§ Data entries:
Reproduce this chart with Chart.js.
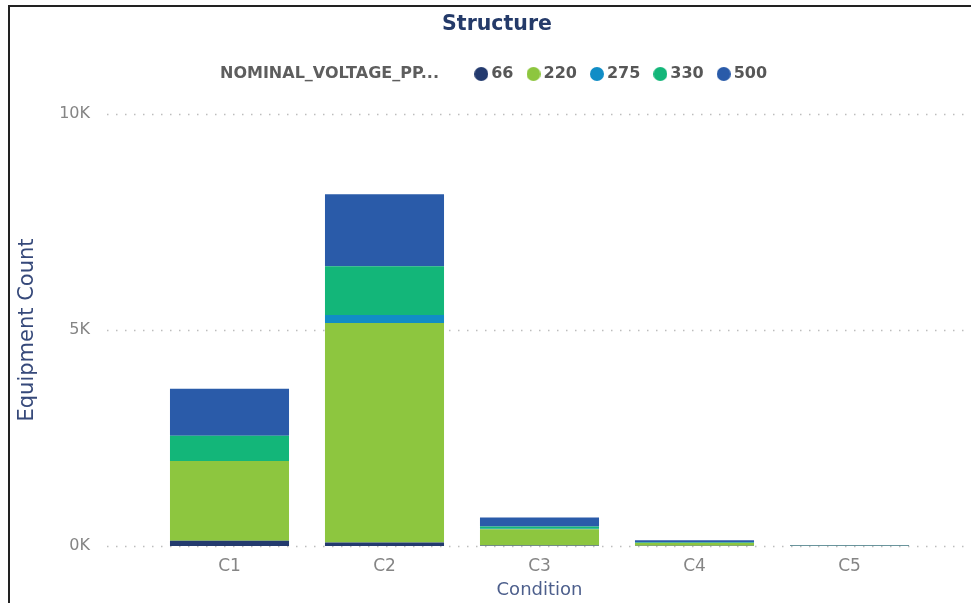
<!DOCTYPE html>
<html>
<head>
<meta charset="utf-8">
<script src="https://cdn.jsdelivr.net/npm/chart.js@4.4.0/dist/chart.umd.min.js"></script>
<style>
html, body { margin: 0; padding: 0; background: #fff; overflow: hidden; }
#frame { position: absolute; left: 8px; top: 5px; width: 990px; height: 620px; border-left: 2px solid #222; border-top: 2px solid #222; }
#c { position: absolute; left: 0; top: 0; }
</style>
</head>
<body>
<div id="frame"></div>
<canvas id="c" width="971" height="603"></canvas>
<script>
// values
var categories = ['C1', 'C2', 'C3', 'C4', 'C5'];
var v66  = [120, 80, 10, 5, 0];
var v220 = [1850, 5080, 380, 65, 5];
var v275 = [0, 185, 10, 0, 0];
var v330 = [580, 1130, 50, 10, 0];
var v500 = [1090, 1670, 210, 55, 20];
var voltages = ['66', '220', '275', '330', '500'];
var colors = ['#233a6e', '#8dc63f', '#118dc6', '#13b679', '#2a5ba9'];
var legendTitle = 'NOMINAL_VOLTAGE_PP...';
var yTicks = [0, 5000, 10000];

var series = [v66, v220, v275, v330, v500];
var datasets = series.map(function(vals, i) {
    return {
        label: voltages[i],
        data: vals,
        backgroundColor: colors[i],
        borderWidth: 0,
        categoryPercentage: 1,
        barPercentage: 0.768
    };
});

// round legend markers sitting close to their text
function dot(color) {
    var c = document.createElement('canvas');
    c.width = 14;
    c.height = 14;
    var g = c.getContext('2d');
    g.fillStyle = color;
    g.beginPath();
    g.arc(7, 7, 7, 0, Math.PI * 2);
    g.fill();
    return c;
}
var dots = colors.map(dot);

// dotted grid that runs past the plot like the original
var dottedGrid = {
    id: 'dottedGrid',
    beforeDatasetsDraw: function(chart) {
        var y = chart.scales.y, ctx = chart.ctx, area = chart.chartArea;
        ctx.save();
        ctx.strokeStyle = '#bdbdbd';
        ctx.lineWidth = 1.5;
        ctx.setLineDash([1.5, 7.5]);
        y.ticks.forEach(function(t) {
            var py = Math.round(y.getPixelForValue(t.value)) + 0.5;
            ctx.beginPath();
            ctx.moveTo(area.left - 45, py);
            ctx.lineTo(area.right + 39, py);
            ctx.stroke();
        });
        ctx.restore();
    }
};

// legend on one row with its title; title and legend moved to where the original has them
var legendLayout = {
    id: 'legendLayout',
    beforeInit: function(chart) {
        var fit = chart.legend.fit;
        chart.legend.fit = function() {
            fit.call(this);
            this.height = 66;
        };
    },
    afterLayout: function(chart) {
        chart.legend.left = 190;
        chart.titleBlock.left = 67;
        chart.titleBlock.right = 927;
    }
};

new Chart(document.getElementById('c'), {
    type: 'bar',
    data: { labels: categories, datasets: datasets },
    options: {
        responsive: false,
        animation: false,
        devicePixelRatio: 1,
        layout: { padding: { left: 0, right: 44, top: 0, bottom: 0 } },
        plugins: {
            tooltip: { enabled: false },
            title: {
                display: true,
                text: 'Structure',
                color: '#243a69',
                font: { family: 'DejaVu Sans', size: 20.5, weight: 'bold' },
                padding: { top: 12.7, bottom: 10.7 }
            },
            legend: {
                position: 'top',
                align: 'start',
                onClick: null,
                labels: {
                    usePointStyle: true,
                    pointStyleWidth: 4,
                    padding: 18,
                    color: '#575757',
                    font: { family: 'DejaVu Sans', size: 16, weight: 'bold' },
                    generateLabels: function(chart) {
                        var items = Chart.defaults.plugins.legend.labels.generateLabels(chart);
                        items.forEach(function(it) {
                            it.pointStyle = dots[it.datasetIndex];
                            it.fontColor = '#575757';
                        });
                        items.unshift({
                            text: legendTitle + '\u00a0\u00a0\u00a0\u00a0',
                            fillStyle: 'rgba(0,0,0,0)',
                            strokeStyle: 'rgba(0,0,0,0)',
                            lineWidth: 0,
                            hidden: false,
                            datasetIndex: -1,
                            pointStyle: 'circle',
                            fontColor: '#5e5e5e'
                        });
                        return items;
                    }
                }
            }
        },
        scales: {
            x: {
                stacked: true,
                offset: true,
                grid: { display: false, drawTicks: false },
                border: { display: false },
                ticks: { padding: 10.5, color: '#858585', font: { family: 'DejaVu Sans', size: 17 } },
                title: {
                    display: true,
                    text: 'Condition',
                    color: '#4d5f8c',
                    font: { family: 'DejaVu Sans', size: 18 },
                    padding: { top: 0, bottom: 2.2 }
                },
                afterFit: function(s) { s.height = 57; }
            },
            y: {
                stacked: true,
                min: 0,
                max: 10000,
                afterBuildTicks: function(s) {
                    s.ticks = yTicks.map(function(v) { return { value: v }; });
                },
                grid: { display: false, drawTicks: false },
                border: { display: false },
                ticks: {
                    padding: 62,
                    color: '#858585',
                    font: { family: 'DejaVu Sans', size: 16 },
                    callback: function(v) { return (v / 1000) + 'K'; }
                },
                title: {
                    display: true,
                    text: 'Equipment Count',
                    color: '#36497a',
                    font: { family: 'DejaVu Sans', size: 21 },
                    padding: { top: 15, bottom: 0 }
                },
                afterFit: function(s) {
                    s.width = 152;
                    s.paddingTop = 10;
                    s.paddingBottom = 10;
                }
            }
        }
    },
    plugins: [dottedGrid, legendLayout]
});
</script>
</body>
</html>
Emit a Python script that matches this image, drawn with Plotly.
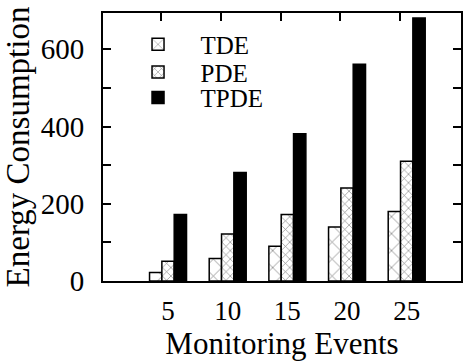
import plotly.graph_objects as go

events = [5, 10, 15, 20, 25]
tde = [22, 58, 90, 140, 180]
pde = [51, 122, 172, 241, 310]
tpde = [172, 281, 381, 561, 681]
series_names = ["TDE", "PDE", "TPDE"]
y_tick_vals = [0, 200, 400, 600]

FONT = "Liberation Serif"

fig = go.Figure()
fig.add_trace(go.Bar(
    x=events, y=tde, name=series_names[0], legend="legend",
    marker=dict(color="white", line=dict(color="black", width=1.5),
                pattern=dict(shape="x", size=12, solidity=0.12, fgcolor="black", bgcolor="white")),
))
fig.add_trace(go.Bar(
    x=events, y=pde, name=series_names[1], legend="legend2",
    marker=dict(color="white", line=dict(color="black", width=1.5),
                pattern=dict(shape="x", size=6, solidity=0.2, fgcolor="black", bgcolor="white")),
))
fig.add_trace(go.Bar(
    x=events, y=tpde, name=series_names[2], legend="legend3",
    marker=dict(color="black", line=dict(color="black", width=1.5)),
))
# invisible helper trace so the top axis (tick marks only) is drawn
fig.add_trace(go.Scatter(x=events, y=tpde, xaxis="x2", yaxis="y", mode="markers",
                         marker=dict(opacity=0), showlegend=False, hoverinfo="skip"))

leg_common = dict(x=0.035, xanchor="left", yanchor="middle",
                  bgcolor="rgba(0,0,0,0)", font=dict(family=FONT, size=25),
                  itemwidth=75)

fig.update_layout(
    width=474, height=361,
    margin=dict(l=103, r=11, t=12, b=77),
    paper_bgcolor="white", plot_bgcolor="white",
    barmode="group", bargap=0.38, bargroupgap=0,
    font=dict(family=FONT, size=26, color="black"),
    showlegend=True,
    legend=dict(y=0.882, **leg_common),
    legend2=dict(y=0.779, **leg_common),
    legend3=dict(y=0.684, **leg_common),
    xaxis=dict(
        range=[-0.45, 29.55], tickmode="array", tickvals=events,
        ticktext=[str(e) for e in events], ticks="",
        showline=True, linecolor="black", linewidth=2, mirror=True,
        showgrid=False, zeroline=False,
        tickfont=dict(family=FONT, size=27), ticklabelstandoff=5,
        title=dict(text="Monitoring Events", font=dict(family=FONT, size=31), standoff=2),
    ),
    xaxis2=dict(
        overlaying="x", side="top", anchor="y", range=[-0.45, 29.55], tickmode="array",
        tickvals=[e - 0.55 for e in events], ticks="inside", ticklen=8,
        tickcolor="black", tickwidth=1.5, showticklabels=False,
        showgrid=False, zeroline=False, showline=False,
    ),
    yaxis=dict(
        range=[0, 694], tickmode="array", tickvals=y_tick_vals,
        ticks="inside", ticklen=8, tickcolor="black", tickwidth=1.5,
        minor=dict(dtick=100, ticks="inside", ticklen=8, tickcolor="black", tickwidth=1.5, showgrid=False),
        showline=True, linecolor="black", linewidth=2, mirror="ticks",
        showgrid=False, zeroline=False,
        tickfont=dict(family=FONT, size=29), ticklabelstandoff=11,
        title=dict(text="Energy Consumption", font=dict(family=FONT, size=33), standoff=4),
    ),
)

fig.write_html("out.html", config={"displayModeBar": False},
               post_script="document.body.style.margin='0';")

§ Written instruction: Extract from the data every line where "this" shows up.

§ Written solution:
Reproduce this chart with Chart.js.
            fit.call(this);
            this.height = 66;
Emit a Python script that matches this image, drawn with Plotly.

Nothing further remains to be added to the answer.